TASK DATA:
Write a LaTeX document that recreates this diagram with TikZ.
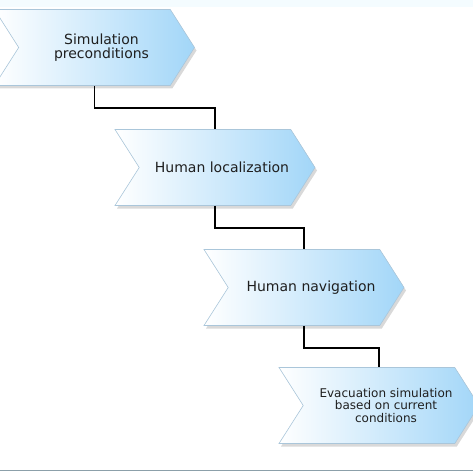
\documentclass[tikz,border=0pt]{standalone}
\usepackage{fontspec}
\setmainfont{DejaVu Sans}
\usetikzlibrary{shapes.symbols, shadows, positioning}

\definecolor{chevblue}{RGB}{162,214,248}
\definecolor{chevedge}{RGB}{170,198,218}
\definecolor{rulegray}{RGB}{140,160,170}
\definecolor{topband}{RGB}{244,252,255}

\begin{document}
\begin{tikzpicture}[x=1pt, y=1pt, node distance=120pt]
        \tikzstyle{chevron} = [signal, signal from=west, signal to=east, signal pointer angle=115, minimum width=200pt, minimum height=76pt, draw=chevedge, line width=0.6pt, left color=white, right color=chevblue, drop shadow={shadow xshift=2pt, shadow yshift=-3pt, opacity=0.3}]
        \tikzstyle{caption} = [align=center, text=black!88, xshift=7pt, font=\fontsize{14}{14.5}\selectfont]
        \tikzstyle{smallcaption} = [caption, font=\fontsize{12}{12.4}\selectfont]
        \tikzstyle{link} = [line width=1.6pt, black]

        \useasboundingbox (0,0) rectangle (473,-473);
        \fill [topband] (0,0) rectangle (473,-7);

        \node (pre) [chevron, label={[caption, name=pretext]center:{Simulation\\preconditions}}] at (94.5,-47.5) {};
        \node (loc) [chevron, below of=pre, xshift=120.5pt, label={[caption, name=loctext]center:Human localization}] {};
        \node (nav) [chevron, below of=loc, xshift=89pt, label={[caption, name=navtext]center:Human navigation}] {};
        \node (evac) [chevron, below of=nav, xshift=75pt, yshift=2pt, label={[smallcaption, name=evactext]center:{Evacuation simulation\\based on current\\conditions}}] {};

        \draw [link] (pre.south) -- ++(0,-22) -| (loc.north);
        \draw [link] (loc.south) -- ++(0,-22) -| (nav.north);
        \draw [link] (nav.south) -- ++(0,-22) -| (evac.north);

        \draw [rulegray, line width=1pt] (0,-470) -- (473,-470);
    \end{tikzpicture}
\end{document}
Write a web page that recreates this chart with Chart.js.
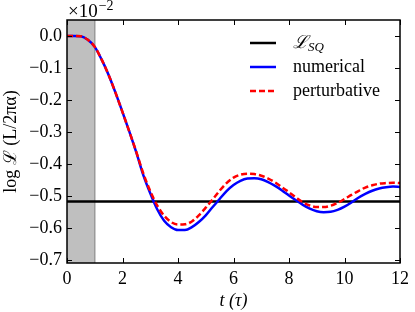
<!DOCTYPE html>
<html>
<head>
<meta charset="utf-8">
<script src="https://cdn.jsdelivr.net/npm/chart.js@4.4.1/dist/chart.umd.min.js"></script>
<style>
  html, body { margin: 0; padding: 0; background: #fff; }
  #wrap { width: 415px; height: 312px; }
</style>
</head>
<body>
<div id="wrap"><canvas id="decayChart"></canvas></div>
<script>
// --- data (values in units of 1e-2) ---
const times = [0, 0.25, 0.5, 0.75, 1, 1.25, 1.5, 1.75, 2, 2.25, 2.5, 2.75, 3, 3.25, 3.5, 3.75,
  4, 4.25, 4.5, 4.75, 5, 5.25, 5.5, 5.75, 6, 6.25, 6.5, 6.75, 7, 7.25, 7.5, 7.75,
  8, 8.25, 8.5, 8.75, 9, 9.25, 9.5, 9.75, 10, 10.25, 10.5, 10.75, 11, 11.25, 11.5, 11.75, 12];
const numerical = [0, 0, -0.001, -0.012, -0.034, -0.074, -0.122, -0.178, -0.238, -0.300, -0.365, -0.435,
  -0.492, -0.542, -0.578, -0.598, -0.607, -0.607, -0.598, -0.582, -0.561, -0.535, -0.510, -0.485,
  -0.466, -0.453, -0.446, -0.445, -0.448, -0.457, -0.469, -0.483, -0.499, -0.514, -0.528, -0.540,
  -0.548, -0.551, -0.550, -0.544, -0.534, -0.521, -0.506, -0.494, -0.484, -0.477, -0.473, -0.471, -0.472];
const perturbative = [0, 0, -0.001, -0.012, -0.034, -0.074, -0.122, -0.178, -0.238, -0.300, -0.363, -0.430,
  -0.485, -0.530, -0.562, -0.582, -0.590, -0.589, -0.580, -0.561, -0.537, -0.511, -0.484, -0.460,
  -0.443, -0.434, -0.431, -0.432, -0.437, -0.446, -0.458, -0.473, -0.489, -0.505, -0.520, -0.530,
  -0.535, -0.535, -0.531, -0.522, -0.510, -0.497, -0.485, -0.474, -0.467, -0.462, -0.460, -0.459, -0.460];
const lSQ = -0.518;
const shadeRange = [0, 1];
const xTicks = [0, 2, 4, 6, 8, 10, 12];
const yTicks = [0, -0.1, -0.2, -0.3, -0.4, -0.5, -0.6, -0.7];

const FONT = "'Liberation Serif', 'DejaVu Serif', serif";

const fmtY = v => (v < 0 ? '\u2212' : '') + Math.abs(v).toFixed(1);

// grey band, frame, inward ticks, offset text and legend
const decor = {
    id: 'decor',
    beforeDatasetsDraw(chart) {
        const { ctx, chartArea: a, scales: { x } } = chart;
        const x0 = x.getPixelForValue(shadeRange[0]);
        const x1 = x.getPixelForValue(shadeRange[1]);
        ctx.save();
        ctx.fillStyle = '#bfbfbf';
        ctx.fillRect(x0, a.top, x1 - x0, a.bottom - a.top);
        ctx.strokeStyle = '#9a9a9a';
        ctx.lineWidth = 1.5;
        ctx.beginPath();
        ctx.moveTo(x1, a.top);
        ctx.lineTo(x1, a.bottom);
        ctx.stroke();
        ctx.restore();
    },
    afterDraw(chart) {
        const { ctx, chartArea: a, scales: { x, y } } = chart;
        ctx.save();
        ctx.strokeStyle = '#000';
        ctx.lineWidth = 1;
        const tl = 5;
        ctx.beginPath();
        xTicks.forEach(v => {
            const px = Math.round(x.getPixelForValue(v)) + 0.5;
            ctx.moveTo(px, a.bottom); ctx.lineTo(px, a.bottom - tl);
            ctx.moveTo(px, a.top); ctx.lineTo(px, a.top + tl);
        });
        yTicks.forEach(v => {
            const py = Math.round(y.getPixelForValue(v)) + 0.5;
            ctx.moveTo(a.left, py); ctx.lineTo(a.left + tl, py);
            ctx.moveTo(a.right, py); ctx.lineTo(a.right - tl, py);
        });
        ctx.stroke();

        ctx.lineWidth = 1.5;
        ctx.strokeRect(a.left, a.top, a.right - a.left, a.bottom - a.top);

        // offset text  x10^-2
        ctx.fillStyle = '#000';
        ctx.textBaseline = 'alphabetic';
        ctx.textAlign = 'left';
        ctx.font = '19px ' + FONT;
        ctx.fillText('\u00d710', a.left + 1, a.top - 3);
        const w = ctx.measureText('\u00d710').width;
        ctx.font = '14px ' + FONT;
        ctx.fillText('\u22122', a.left + 2 + w, a.top - 10);

        // legend
        const rows = [
            { color: '#000', dash: [], label: 'sq' },
            { color: '#0000ff', dash: [], label: 'numerical' },
            { color: '#ff0000', dash: [6, 3], label: 'perturbative' }
        ];
        rows.forEach((r, i) => {
            const ly = a.top + 23 + i * 24;
            ctx.strokeStyle = r.color;
            ctx.lineWidth = 2.5;
            ctx.setLineDash(r.dash);
            ctx.beginPath();
            ctx.moveTo(250, ly);
            ctx.lineTo(276, ly);
            ctx.stroke();
            ctx.setLineDash([]);
            ctx.fillStyle = '#000';
            ctx.textBaseline = 'middle';
            if (r.label === 'sq') {
                ctx.font = 'italic 18px ' + FONT;
                ctx.fillText('\u2112', 293, ly);
                const lw = ctx.measureText('\u2112').width;
                ctx.font = 'italic 13px ' + FONT;
                ctx.fillText('SQ', 293 + lw, ly + 5);
            } else {
                ctx.font = '18px ' + FONT;
                ctx.fillText(r.label, 293, ly);
            }
        });
        ctx.restore();
    }
};

const toPoints = vals => times.map((t, i) => ({ x: t, y: vals[i] }));

new Chart(document.getElementById('decayChart'), {
    type: 'line',
    data: {
        datasets: [
            {
                label: 'L_SQ',
                data: [{ x: xTicks[0], y: lSQ }, { x: xTicks[xTicks.length - 1], y: lSQ }],
                borderColor: '#000',
                borderWidth: 2.5,
                pointRadius: 0,
                order: 3
            },
            {
                label: 'numerical',
                data: toPoints(numerical),
                borderColor: '#0000ff',
                borderWidth: 2.5,
                pointRadius: 0,
                cubicInterpolationMode: 'monotone',
                order: 2
            },
            {
                label: 'perturbative',
                data: toPoints(perturbative),
                borderColor: '#ff0000',
                borderWidth: 2.5,
                borderDash: [6, 3],
                pointRadius: 0,
                cubicInterpolationMode: 'monotone',
                order: 1
            }
        ]
    },
    options: {
        responsive: true,
        maintainAspectRatio: false,
        animation: false,
        layout: { padding: { top: 20, right: 15, left: 0, bottom: 0 } },
        plugins: {
            legend: { display: false },
            tooltip: { enabled: false }
        },
        scales: {
            x: {
                type: 'linear',
                min: 0,
                max: 12,
                afterBuildTicks: s => { s.ticks = xTicks.map(v => ({ value: v })); },
                afterFit: s => { s.height = 49; },
                grid: { display: false, drawTicks: false },
                border: { display: false },
                ticks: {
                    color: '#000',
                    padding: 5,
                    maxRotation: 0,
                    font: { family: FONT, size: 18 },
                    callback: v => String(v)
                },
                title: {
                    display: true,
                    text: 't (\u03c4)',
                    color: '#000',
                    padding: { top: 0, bottom: 0 },
                    font: { family: FONT, size: 18, style: 'italic' }
                }
            },
            y: {
                min: -0.71,
                max: 0.05,
                afterBuildTicks: s => { s.ticks = yTicks.map(v => ({ value: v })); },
                afterFit: s => { s.width = 67; },
                grid: { display: false, drawTicks: false },
                border: { display: false },
                ticks: {
                    color: '#000',
                    padding: 5,
                    font: { family: FONT, size: 18 },
                    callback: v => fmtY(v)
                },
                title: {
                    display: true,
                    text: 'log \u2112 (L/2\u03c0\u03b1)',
                    color: '#000',
                    padding: { top: 0, bottom: 0 },
                    font: { family: FONT, size: 18 }
                }
            }
        }
    },
    plugins: [decor]
});
</script>
</body>
</html>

REQUIRED TASK:
Return the material line for line, from its beginning to the line that contains "(0,0) rectangle (473,-7);", with the pictures left out.

EXPECTED ANSWER:
Write a LaTeX document that recreates this diagram with TikZ.
\documentclass[tikz,border=0pt]{standalone}
\usepackage{fontspec}
\setmainfont{DejaVu Sans}
\usetikzlibrary{shapes.symbols, shadows, positioning}

\definecolor{chevblue}{RGB}{162,214,248}
\definecolor{chevedge}{RGB}{170,198,218}
\definecolor{rulegray}{RGB}{140,160,170}
\definecolor{topband}{RGB}{244,252,255}

\begin{document}
\begin{tikzpicture}[x=1pt, y=1pt, node distance=120pt]
        \tikzstyle{chevron} = [signal, signal from=west, signal to=east, signal pointer angle=115, minimum width=200pt, minimum height=76pt, draw=chevedge, line width=0.6pt, left color=white, right color=chevblue, drop shadow={shadow xshift=2pt, shadow yshift=-3pt, opacity=0.3}]
        \tikzstyle{caption} = [align=center, text=black!88, xshift=7pt, font=\fontsize{14}{14.5}\selectfont]
        \tikzstyle{smallcaption} = [caption, font=\fontsize{12}{12.4}\selectfont]
        \tikzstyle{link} = [line width=1.6pt, black]

        \useasboundingbox (0,0) rectangle (473,-473);
        \fill [topband] (0,0) rectangle (473,-7);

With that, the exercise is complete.